- [Your objective]:
In the entries below, find every line holding the string "diagram" and collect it.

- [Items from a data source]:
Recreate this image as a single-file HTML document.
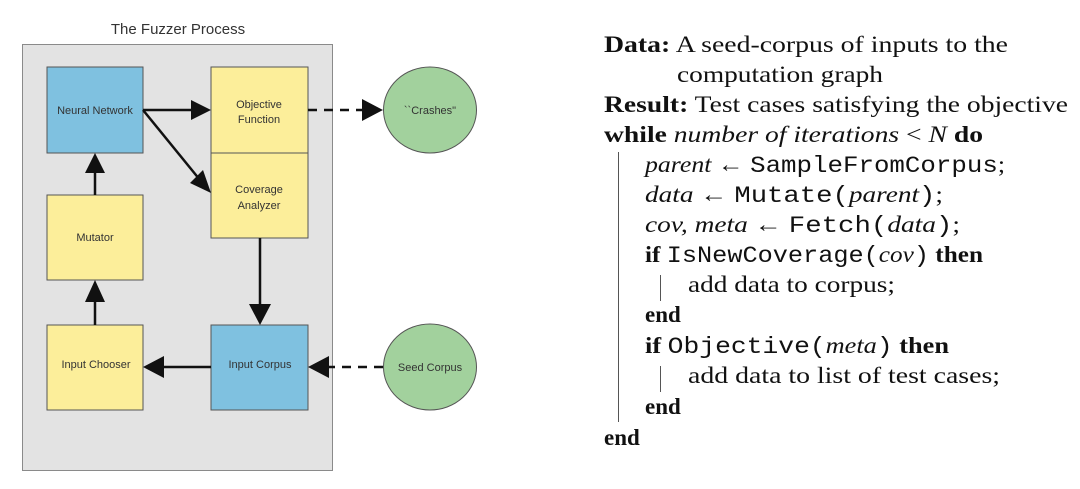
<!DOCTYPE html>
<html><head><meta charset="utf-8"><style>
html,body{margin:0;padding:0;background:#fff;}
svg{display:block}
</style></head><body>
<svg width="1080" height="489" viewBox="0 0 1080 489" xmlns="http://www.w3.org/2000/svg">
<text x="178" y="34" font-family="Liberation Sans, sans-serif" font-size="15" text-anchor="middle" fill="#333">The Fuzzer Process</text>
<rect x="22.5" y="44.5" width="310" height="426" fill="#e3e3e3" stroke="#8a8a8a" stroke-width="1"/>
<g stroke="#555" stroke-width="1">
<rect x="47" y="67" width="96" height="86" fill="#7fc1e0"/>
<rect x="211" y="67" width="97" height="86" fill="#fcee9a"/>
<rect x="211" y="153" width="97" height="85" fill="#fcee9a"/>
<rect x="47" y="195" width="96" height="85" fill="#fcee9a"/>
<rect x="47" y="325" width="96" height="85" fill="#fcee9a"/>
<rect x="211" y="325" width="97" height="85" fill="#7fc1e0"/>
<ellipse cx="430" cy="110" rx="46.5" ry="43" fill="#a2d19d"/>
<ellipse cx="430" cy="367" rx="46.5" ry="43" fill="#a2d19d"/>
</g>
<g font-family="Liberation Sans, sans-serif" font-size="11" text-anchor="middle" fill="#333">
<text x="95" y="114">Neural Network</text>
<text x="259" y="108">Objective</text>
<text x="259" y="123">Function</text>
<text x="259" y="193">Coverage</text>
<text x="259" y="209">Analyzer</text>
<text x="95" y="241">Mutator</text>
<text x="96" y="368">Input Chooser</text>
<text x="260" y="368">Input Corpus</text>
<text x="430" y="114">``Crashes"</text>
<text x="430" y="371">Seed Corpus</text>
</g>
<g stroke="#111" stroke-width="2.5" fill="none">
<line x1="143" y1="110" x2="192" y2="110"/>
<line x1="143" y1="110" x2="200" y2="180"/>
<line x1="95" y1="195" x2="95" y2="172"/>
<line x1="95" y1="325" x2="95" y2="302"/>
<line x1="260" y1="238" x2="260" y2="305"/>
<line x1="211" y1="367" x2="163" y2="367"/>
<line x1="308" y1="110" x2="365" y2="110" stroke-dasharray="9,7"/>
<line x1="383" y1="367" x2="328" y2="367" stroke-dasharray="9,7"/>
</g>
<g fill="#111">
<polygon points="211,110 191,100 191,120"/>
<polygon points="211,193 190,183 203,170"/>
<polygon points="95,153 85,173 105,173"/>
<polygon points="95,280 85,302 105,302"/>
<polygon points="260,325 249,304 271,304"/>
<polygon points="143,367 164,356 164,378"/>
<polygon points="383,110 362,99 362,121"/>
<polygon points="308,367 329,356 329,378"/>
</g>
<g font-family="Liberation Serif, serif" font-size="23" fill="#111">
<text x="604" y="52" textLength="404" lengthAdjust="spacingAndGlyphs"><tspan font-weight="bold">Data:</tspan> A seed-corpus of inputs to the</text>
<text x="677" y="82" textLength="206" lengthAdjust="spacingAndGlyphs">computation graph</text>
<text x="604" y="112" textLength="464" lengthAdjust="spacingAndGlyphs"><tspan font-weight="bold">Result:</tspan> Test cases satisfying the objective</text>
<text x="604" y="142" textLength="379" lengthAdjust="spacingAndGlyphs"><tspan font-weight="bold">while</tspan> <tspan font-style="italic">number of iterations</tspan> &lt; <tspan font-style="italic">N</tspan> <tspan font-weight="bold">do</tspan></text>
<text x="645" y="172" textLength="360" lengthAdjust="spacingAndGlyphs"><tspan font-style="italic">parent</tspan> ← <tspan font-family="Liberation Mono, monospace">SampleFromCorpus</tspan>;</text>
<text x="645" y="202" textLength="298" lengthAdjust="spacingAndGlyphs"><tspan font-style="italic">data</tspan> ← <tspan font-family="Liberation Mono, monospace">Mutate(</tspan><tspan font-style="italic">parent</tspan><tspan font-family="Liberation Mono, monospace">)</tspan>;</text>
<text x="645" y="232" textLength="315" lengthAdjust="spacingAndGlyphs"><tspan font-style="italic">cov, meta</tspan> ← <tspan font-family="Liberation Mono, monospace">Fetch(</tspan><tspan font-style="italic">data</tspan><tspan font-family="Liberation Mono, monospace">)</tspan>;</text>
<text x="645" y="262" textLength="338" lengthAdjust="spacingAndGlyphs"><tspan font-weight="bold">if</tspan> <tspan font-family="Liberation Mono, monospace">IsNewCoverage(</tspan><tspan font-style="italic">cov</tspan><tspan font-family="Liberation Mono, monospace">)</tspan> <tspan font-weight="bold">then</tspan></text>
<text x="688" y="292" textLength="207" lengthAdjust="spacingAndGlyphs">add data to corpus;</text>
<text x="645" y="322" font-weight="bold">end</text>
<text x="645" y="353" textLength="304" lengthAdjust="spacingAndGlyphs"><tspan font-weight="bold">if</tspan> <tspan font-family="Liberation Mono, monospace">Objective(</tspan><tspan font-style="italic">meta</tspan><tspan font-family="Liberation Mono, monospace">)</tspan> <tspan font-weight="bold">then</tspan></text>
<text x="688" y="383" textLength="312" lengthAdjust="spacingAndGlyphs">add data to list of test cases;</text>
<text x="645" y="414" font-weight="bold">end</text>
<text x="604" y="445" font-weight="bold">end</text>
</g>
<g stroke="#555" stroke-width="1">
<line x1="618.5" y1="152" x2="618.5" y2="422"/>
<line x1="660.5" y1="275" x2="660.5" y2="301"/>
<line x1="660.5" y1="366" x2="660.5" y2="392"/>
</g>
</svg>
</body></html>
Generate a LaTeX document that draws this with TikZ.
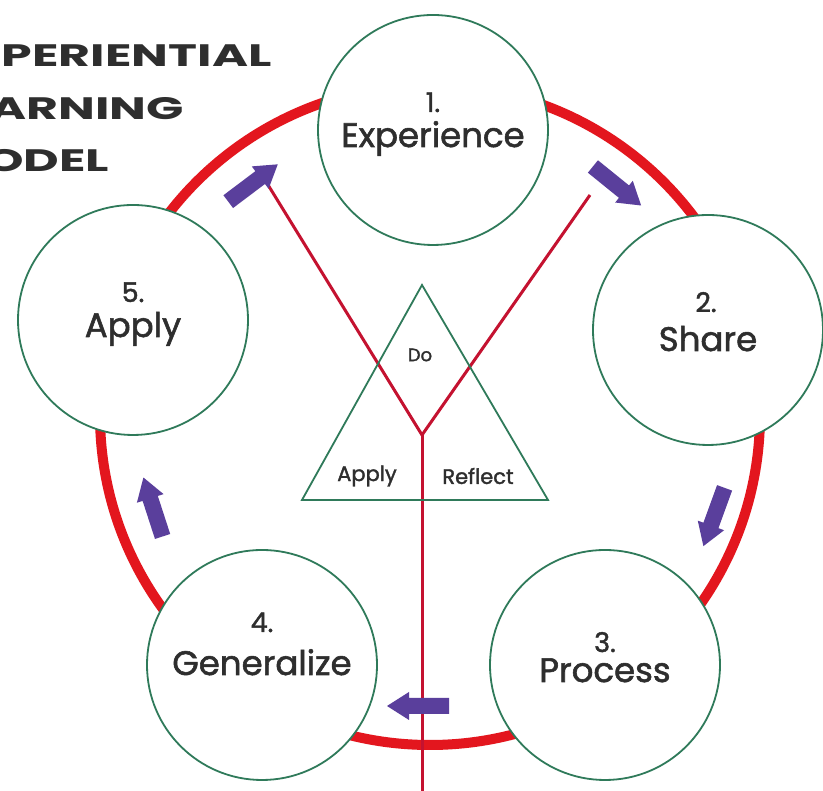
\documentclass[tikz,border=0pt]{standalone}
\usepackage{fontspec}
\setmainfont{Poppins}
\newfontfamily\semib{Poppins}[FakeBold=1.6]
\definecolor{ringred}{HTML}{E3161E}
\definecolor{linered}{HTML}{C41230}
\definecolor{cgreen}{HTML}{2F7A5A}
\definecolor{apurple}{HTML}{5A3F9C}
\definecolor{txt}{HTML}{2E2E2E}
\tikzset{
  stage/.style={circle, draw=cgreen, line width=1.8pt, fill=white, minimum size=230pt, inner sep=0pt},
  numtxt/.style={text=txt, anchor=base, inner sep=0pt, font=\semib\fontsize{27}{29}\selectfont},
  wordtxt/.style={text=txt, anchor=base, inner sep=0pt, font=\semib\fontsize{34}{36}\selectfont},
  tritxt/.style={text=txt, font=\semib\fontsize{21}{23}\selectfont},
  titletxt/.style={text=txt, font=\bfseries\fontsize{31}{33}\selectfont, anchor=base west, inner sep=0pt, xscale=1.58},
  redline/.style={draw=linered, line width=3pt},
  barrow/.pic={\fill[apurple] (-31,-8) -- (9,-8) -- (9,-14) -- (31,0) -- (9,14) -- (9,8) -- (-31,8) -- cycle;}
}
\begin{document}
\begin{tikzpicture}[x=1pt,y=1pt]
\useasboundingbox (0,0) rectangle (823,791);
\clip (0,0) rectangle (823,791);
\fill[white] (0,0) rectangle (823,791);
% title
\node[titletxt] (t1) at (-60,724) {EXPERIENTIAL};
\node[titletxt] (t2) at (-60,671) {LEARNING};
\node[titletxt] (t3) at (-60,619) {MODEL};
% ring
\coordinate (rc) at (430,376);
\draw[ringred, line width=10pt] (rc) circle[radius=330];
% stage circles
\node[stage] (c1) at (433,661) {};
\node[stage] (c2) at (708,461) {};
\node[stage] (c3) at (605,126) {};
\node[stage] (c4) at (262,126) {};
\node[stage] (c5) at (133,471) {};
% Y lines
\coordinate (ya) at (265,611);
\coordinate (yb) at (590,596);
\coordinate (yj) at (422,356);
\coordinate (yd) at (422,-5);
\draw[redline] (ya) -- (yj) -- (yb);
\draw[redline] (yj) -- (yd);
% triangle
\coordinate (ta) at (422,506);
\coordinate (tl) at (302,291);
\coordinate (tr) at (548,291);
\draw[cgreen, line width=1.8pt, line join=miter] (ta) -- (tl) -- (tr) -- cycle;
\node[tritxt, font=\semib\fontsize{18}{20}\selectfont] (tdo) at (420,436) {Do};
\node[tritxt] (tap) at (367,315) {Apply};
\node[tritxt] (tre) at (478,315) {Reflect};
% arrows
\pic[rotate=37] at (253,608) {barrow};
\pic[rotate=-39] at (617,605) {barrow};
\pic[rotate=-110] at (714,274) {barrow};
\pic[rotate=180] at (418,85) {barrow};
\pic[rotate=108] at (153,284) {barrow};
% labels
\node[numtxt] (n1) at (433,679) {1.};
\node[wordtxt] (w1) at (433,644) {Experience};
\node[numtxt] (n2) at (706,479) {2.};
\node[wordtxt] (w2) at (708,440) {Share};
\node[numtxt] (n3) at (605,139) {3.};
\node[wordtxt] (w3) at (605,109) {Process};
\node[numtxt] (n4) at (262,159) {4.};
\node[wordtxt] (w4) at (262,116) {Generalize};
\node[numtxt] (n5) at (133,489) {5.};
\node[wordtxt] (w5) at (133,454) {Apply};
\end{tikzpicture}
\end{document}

* * *

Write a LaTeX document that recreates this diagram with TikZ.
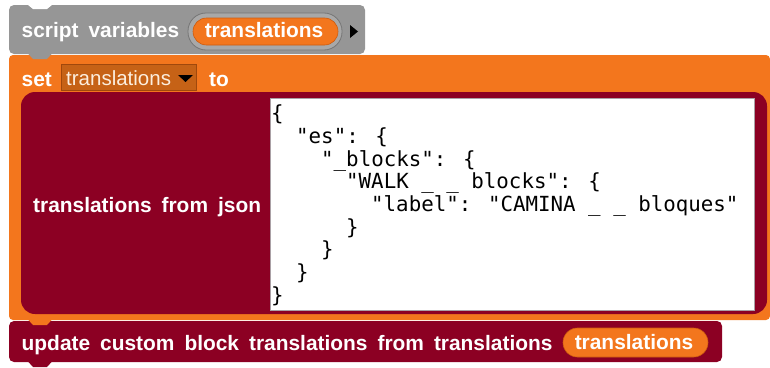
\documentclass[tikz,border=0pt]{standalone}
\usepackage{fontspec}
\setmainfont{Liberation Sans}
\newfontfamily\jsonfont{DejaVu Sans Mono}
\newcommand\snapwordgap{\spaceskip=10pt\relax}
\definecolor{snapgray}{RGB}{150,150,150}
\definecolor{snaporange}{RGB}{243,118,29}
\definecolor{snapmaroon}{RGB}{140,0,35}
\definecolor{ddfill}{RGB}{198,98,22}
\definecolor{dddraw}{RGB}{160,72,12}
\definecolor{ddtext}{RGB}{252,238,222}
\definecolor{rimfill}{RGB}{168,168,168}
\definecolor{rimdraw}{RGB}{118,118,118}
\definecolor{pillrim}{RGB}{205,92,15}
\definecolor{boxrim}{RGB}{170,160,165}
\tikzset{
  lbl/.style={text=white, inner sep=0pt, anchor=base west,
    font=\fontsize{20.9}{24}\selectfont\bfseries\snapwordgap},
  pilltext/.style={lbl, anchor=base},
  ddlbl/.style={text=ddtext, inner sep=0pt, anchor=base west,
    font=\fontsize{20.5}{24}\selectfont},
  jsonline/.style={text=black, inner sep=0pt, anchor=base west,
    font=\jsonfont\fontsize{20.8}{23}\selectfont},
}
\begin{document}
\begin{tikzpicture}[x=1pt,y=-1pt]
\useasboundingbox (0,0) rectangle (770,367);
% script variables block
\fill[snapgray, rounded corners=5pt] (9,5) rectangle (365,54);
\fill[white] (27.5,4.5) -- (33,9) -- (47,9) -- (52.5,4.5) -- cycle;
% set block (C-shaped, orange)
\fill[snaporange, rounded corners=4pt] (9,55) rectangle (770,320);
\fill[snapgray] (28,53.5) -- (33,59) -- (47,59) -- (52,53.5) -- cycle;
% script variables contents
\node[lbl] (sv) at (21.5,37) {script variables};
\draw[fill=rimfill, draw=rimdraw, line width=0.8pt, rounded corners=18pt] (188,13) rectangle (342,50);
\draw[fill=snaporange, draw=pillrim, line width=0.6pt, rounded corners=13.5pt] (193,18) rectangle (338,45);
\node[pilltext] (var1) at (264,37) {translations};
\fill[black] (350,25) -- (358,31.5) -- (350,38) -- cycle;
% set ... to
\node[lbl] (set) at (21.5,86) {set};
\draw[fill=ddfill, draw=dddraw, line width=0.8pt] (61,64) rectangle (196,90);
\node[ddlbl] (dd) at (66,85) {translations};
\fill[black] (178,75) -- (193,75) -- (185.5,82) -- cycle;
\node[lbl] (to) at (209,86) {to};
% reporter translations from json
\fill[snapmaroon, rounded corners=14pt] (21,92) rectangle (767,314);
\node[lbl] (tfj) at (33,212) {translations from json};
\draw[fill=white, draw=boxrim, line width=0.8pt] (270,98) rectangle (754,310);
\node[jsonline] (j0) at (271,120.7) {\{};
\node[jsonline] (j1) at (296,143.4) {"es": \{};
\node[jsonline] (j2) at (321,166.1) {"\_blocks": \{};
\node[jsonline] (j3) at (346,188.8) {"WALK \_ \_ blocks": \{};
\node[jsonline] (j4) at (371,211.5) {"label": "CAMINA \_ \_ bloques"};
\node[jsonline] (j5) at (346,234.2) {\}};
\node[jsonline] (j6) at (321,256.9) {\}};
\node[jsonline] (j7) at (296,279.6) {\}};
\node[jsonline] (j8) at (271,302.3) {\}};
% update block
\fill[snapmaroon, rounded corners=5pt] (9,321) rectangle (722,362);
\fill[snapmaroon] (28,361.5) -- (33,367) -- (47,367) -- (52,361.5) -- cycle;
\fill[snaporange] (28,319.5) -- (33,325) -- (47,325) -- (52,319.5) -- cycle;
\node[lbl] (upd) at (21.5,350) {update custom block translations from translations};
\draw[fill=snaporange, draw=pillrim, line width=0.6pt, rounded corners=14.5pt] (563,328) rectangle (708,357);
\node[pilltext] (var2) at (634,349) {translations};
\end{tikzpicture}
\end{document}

==

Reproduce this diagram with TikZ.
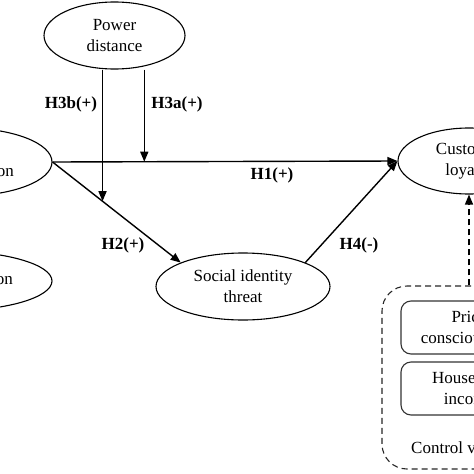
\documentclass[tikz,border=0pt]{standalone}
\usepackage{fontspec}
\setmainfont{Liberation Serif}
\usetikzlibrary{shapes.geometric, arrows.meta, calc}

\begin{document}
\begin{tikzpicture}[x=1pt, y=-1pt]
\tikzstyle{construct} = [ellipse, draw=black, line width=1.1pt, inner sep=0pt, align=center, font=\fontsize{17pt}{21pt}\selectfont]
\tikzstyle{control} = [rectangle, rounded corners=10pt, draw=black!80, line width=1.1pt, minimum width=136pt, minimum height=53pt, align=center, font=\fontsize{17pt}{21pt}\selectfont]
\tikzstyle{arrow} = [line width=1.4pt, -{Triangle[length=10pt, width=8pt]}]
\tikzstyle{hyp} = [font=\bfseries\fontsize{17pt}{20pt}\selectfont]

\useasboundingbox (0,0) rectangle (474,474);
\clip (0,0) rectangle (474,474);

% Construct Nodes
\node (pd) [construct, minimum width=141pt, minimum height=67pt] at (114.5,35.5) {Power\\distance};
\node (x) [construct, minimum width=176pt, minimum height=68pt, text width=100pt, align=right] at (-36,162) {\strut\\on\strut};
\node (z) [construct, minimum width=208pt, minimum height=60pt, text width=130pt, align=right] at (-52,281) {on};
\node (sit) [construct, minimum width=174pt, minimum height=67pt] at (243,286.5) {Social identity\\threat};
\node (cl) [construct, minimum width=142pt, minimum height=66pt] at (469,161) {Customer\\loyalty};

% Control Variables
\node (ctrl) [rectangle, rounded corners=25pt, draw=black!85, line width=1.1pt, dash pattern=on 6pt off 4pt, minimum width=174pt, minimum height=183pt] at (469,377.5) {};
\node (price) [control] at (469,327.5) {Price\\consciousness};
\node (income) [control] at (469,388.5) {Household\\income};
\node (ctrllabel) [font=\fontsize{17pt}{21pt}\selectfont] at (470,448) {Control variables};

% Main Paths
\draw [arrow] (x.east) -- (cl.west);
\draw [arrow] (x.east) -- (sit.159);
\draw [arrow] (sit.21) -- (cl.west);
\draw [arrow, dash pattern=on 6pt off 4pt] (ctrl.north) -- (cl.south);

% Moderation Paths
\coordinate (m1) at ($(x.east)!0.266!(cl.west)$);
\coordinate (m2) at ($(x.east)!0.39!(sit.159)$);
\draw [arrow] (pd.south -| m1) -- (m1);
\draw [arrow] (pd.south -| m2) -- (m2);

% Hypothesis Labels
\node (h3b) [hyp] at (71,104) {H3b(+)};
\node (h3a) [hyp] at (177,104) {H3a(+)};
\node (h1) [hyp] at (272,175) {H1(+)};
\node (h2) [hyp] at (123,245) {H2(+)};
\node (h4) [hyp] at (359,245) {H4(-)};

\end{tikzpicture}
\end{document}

- [Response to the task]:
Write a LaTeX document that recreates this diagram with TikZ.
Reproduce this diagram with TikZ.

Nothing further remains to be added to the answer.